Dr. Hemchand Gossai recently spoke about his new book, A Requiem for Neil, at the Friday, September 4 Friends of Henderson Library/Hotel & Restaurant Management luncheon in the Family and Consumer Science Building.
Patrick Seafield, a Philosophy major, had his paper accepted to the University's Phi Kappa Phi Research Symposium. He gave his paper, "Is There A Functional Mind?" on Friday, April 3, 2009.
Erin Waddell (formerly Curley), one of our former M.A. students, has been awarded a Graduate Teaching Associate assistantship to continue her studies at the University of Central Florida.
Joseph T. Thomas, Jr., an alumnus from the Department who's currently a professor at San Diego State University, recently published Poetry's Playground: The Culture of Contemporary American Children's Poetry (Wayne State UP).
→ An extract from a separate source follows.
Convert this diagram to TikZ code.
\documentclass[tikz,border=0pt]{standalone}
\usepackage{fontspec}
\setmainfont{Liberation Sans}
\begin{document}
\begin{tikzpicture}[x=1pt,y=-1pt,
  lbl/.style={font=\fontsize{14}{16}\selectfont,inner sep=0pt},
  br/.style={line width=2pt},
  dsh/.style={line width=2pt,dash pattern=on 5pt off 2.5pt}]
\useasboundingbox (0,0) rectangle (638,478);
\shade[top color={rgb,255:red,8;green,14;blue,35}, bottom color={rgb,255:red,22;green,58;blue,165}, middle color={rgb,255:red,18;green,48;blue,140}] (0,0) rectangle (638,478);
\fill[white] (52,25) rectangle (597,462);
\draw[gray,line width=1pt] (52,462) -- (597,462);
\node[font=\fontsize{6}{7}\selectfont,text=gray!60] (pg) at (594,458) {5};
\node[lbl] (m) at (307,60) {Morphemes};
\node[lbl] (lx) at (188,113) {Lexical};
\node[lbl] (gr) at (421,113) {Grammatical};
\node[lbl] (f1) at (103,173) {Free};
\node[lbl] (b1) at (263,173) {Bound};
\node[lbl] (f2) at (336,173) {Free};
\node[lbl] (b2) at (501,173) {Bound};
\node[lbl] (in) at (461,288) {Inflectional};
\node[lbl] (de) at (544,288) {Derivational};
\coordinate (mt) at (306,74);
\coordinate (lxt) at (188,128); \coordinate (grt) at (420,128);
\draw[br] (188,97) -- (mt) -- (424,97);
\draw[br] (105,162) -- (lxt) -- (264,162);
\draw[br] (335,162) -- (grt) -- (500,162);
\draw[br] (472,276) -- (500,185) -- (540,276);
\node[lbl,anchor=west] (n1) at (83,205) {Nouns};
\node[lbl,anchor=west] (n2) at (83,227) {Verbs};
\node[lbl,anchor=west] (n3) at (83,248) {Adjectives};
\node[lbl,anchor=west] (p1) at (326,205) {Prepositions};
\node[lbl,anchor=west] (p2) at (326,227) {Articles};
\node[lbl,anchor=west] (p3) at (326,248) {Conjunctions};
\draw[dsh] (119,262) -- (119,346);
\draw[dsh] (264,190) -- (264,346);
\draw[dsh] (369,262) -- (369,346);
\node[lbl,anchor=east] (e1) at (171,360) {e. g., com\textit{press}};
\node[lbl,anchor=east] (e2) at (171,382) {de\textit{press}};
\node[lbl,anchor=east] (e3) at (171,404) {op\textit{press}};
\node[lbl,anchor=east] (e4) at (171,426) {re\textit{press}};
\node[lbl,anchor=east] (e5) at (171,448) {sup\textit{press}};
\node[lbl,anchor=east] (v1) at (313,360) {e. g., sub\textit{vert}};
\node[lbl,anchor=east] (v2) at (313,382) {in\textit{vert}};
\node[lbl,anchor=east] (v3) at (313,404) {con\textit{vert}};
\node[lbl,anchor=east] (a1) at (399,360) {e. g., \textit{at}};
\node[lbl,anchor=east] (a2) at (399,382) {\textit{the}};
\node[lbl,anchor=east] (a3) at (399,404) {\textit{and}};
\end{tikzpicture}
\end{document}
His volume has been selected as the Children's Literature Association's 2009 honor book, for outstanding book-length scholarly work.
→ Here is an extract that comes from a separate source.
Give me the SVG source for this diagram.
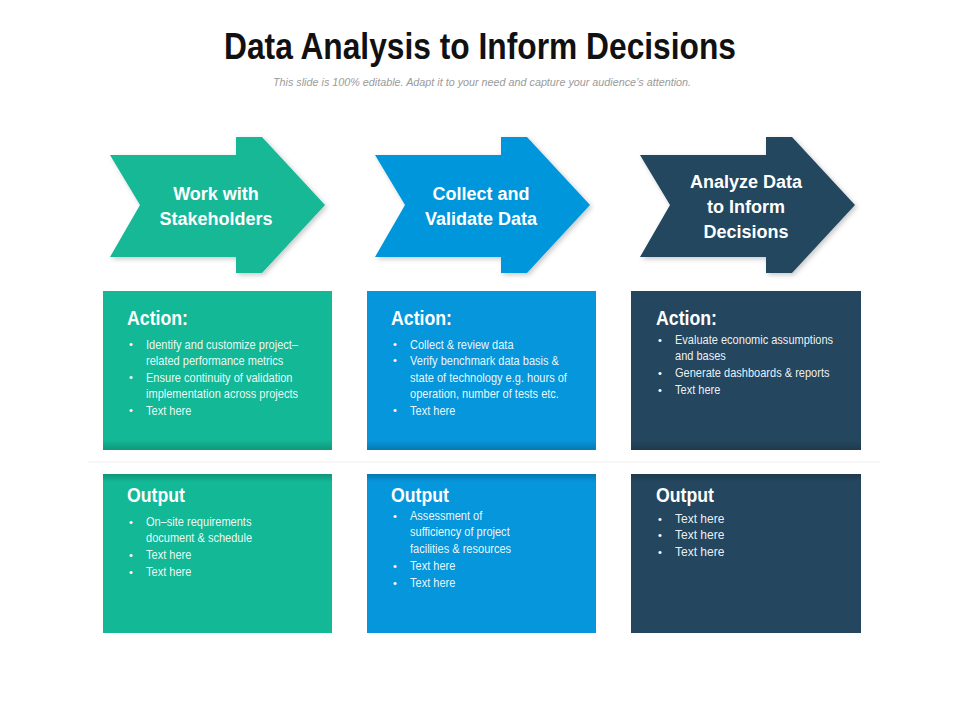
<svg xmlns="http://www.w3.org/2000/svg" width="960" height="720" viewBox="0 0 960 720">
<defs>
<filter id="sh" x="-10%" y="-10%" width="125%" height="130%">
<feDropShadow dx="2" dy="2" stdDeviation="2.5" flood-color="#000" flood-opacity="0.22"/>
</filter>
<linearGradient id="botShade" x1="0" y1="0" x2="0" y2="1">
<stop offset="0" stop-color="#000" stop-opacity="0"/>
<stop offset="1" stop-color="#000" stop-opacity="0.18"/>
</linearGradient>
<linearGradient id="topShade" x1="0" y1="0" x2="0" y2="1">
<stop offset="0" stop-color="#000" stop-opacity="0.2"/>
<stop offset="1" stop-color="#000" stop-opacity="0"/>
</linearGradient>
</defs>
<style>
.title{font-family:"Liberation Sans",Arial,sans-serif;font-weight:bold;font-size:37px;fill:#111;}
.sub{font-family:"Liberation Sans",Arial,sans-serif;font-style:italic;font-size:10px;fill:#9a9a9a;}
.chev{font-family:"Liberation Sans",Arial,sans-serif;font-weight:bold;font-size:18px;fill:#fff;text-anchor:middle;}
.hd{font-family:"Liberation Sans",Arial,sans-serif;font-weight:bold;font-size:21px;fill:#fff;}
.bl{font-family:"Liberation Sans",Arial,sans-serif;font-size:12px;fill:#fff;fill-opacity:0.93;}
.dot{font-family:"Liberation Sans",Arial,sans-serif;font-size:11px;fill:#fff;}
.green{fill:#13b896;}
.blue{fill:#0696db;}
.navy{fill:#24475f;}
</style>
<rect width="960" height="720" fill="#fff"/>

<text class="title" x="480" y="59" text-anchor="middle" textLength="512" lengthAdjust="spacingAndGlyphs">Data Analysis to Inform Decisions</text>
<text class="sub" x="482" y="86" text-anchor="middle" textLength="418" lengthAdjust="spacingAndGlyphs">This slide is 100% editable. Adapt it to your need and capture your audience’s attention.</text>

<line x1="88" y1="462" x2="880" y2="462" stroke="#eeeeee" stroke-width="1"/>

<g id="connectors"></g>

<!-- Chevrons -->
<g id="chevron1">
<path class="green" filter="url(#sh)" d="M110,155 H236 V137 H262 L325,205 L262,273 H236 V257 H110 L140,205 Z"/>
<text class="chev" x="216" y="200">Work with</text>
<text class="chev" x="216" y="225">Stakeholders</text>
</g>
<g id="chevron2">
<path class="blue" filter="url(#sh)" d="M375,155 H501 V137 H527 L590,205 L527,273 H501 V257 H375 L405,205 Z"/>
<text class="chev" x="481" y="200">Collect and</text>
<text class="chev" x="481" y="225">Validate Data</text>
</g>
<g id="chevron3">
<path class="navy" filter="url(#sh)" d="M640,155 H766 V137 H792 L855,205 L792,273 H766 V257 H640 L670,205 Z"/>
<text class="chev" x="746" y="188">Analyze Data</text>
<text class="chev" x="746" y="213">to Inform</text>
<text class="chev" x="746" y="238">Decisions</text>
</g>

<!-- Action boxes -->
<g id="action1">
<rect class="green" x="103" y="291" width="229" height="159"/>
<rect x="103" y="440" width="229" height="10" fill="url(#botShade)"/>
<text class="hd" x="127" y="325" textLength="61" lengthAdjust="spacingAndGlyphs">Action:</text>
<g class="dot"><text x="129" y="348">•</text><text x="129" y="381">•</text><text x="129" y="414">•</text></g>
<g transform="translate(146,0) scale(0.92,1)">
<text class="bl" x="0" y="349">Identify and customize project–</text>
<text class="bl" x="0" y="365">related performance metrics</text>
<text class="bl" x="0" y="382">Ensure continuity of validation</text>
<text class="bl" x="0" y="398">implementation across projects</text>
<text class="bl" x="0" y="415">Text here</text>
</g>
</g>
<g id="action2">
<rect class="blue" x="367" y="291" width="229" height="159"/>
<rect x="367" y="440" width="229" height="10" fill="url(#botShade)"/>
<text class="hd" x="391" y="325" textLength="61" lengthAdjust="spacingAndGlyphs">Action:</text>
<g class="dot"><text x="393" y="348">•</text><text x="393" y="364">•</text><text x="393" y="414">•</text></g>
<g transform="translate(410,0) scale(0.92,1)">
<text class="bl" x="0" y="349">Collect &amp; review data</text>
<text class="bl" x="0" y="365">Verify benchmark data basis &amp;</text>
<text class="bl" x="0" y="382">state of technology e.g. hours of</text>
<text class="bl" x="0" y="398">operation, number of tests etc.</text>
<text class="bl" x="0" y="415">Text here</text>
</g>
</g>
<g id="action3">
<rect class="navy" x="631" y="291" width="230" height="159"/>
<rect x="631" y="440" width="230" height="10" fill="url(#botShade)"/>
<text class="hd" x="656" y="325" textLength="61" lengthAdjust="spacingAndGlyphs">Action:</text>
<g class="dot"><text x="658" y="344">•</text><text x="658" y="377">•</text><text x="658" y="394">•</text></g>
<g transform="translate(675,0) scale(0.92,1)">
<text class="bl" x="0" y="344">Evaluate economic assumptions</text>
<text class="bl" x="0" y="360">and bases</text>
<text class="bl" x="0" y="377">Generate dashboards &amp; reports</text>
<text class="bl" x="0" y="394">Text here</text>
</g>
</g>

<!-- Output boxes -->
<g id="output1">
<rect class="green" x="103" y="474" width="229" height="159"/>
<rect x="103" y="474" width="229" height="8" fill="url(#topShade)"/>
<text class="hd" x="127" y="502" textLength="58" lengthAdjust="spacingAndGlyphs">Output</text>
<g class="dot"><text x="129" y="526">•</text><text x="129" y="559">•</text><text x="129" y="576">•</text></g>
<g transform="translate(146,0) scale(0.92,1)">
<text class="bl" x="0" y="526">On–site requirements</text>
<text class="bl" x="0" y="542">document &amp; schedule</text>
<text class="bl" x="0" y="559">Text here</text>
<text class="bl" x="0" y="576">Text here</text>
</g>
</g>
<g id="output2">
<rect class="blue" x="367" y="474" width="229" height="159"/>
<rect x="367" y="474" width="229" height="8" fill="url(#topShade)"/>
<text class="hd" x="391" y="502" textLength="58" lengthAdjust="spacingAndGlyphs">Output</text>
<g class="dot"><text x="393" y="520">•</text><text x="393" y="570">•</text><text x="393" y="587">•</text></g>
<g transform="translate(410,0) scale(0.92,1)">
<text class="bl" x="0" y="520">Assessment of</text>
<text class="bl" x="0" y="536">sufficiency of project</text>
<text class="bl" x="0" y="553">facilities &amp; resources</text>
<text class="bl" x="0" y="570">Text here</text>
<text class="bl" x="0" y="587">Text here</text>
</g>
</g>
<g id="output3">
<rect class="navy" x="631" y="474" width="230" height="159"/>
<rect x="631" y="474" width="230" height="8" fill="url(#topShade)"/>
<text class="hd" x="656" y="502" textLength="58" lengthAdjust="spacingAndGlyphs">Output</text>
<g class="dot"><text x="658" y="523">•</text><text x="658" y="539">•</text><text x="658" y="556">•</text></g>
<text class="bl" x="675" y="523">Text here</text>
<text class="bl" x="675" y="539">Text here</text>
<text class="bl" x="675" y="556">Text here</text>
</g>
</svg>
Timothy Whelan has recently published Politics, Religion, and Romance: The Letters of Benjamin Flower and Eliza Gould Flower, 1794-1808 (Aberystwyth: National Library of Wales, 2008), as well as "Tim Whelan reads Joseph Cottle and the Romantics," Coleridge Bulletin (2009): 99-106; "A Calendar of Baptist Autographs in the John Rylands University Library of Manchester, 1741-1907," Baptist Quarterly 42 (2008): 577-612; "The Religion of Crabb Robinson," Transactions of the Unitarian Historical Society 24 (April 2008): 112-34. He has articles that will be appearing shortly in Eighteenth-Century Studies, Transactions of the Unitarian Historical Society, Wordsworth and Coleridge in the West Country, ed. Nick Roe (Palgrave, 2009), and Pulpit and People: Studies in 18th Century Baptist Life and Thought, ed. John Briggs (Paternoster Press, 2009). He has also been appointed a Visiting Fellow for the Centre for Baptist History and Heritage, Regent’s Park College, Oxford University; and Senior Visiting Fellow, Centre for Dissenting Studies, Dr. Williams’s Library, London.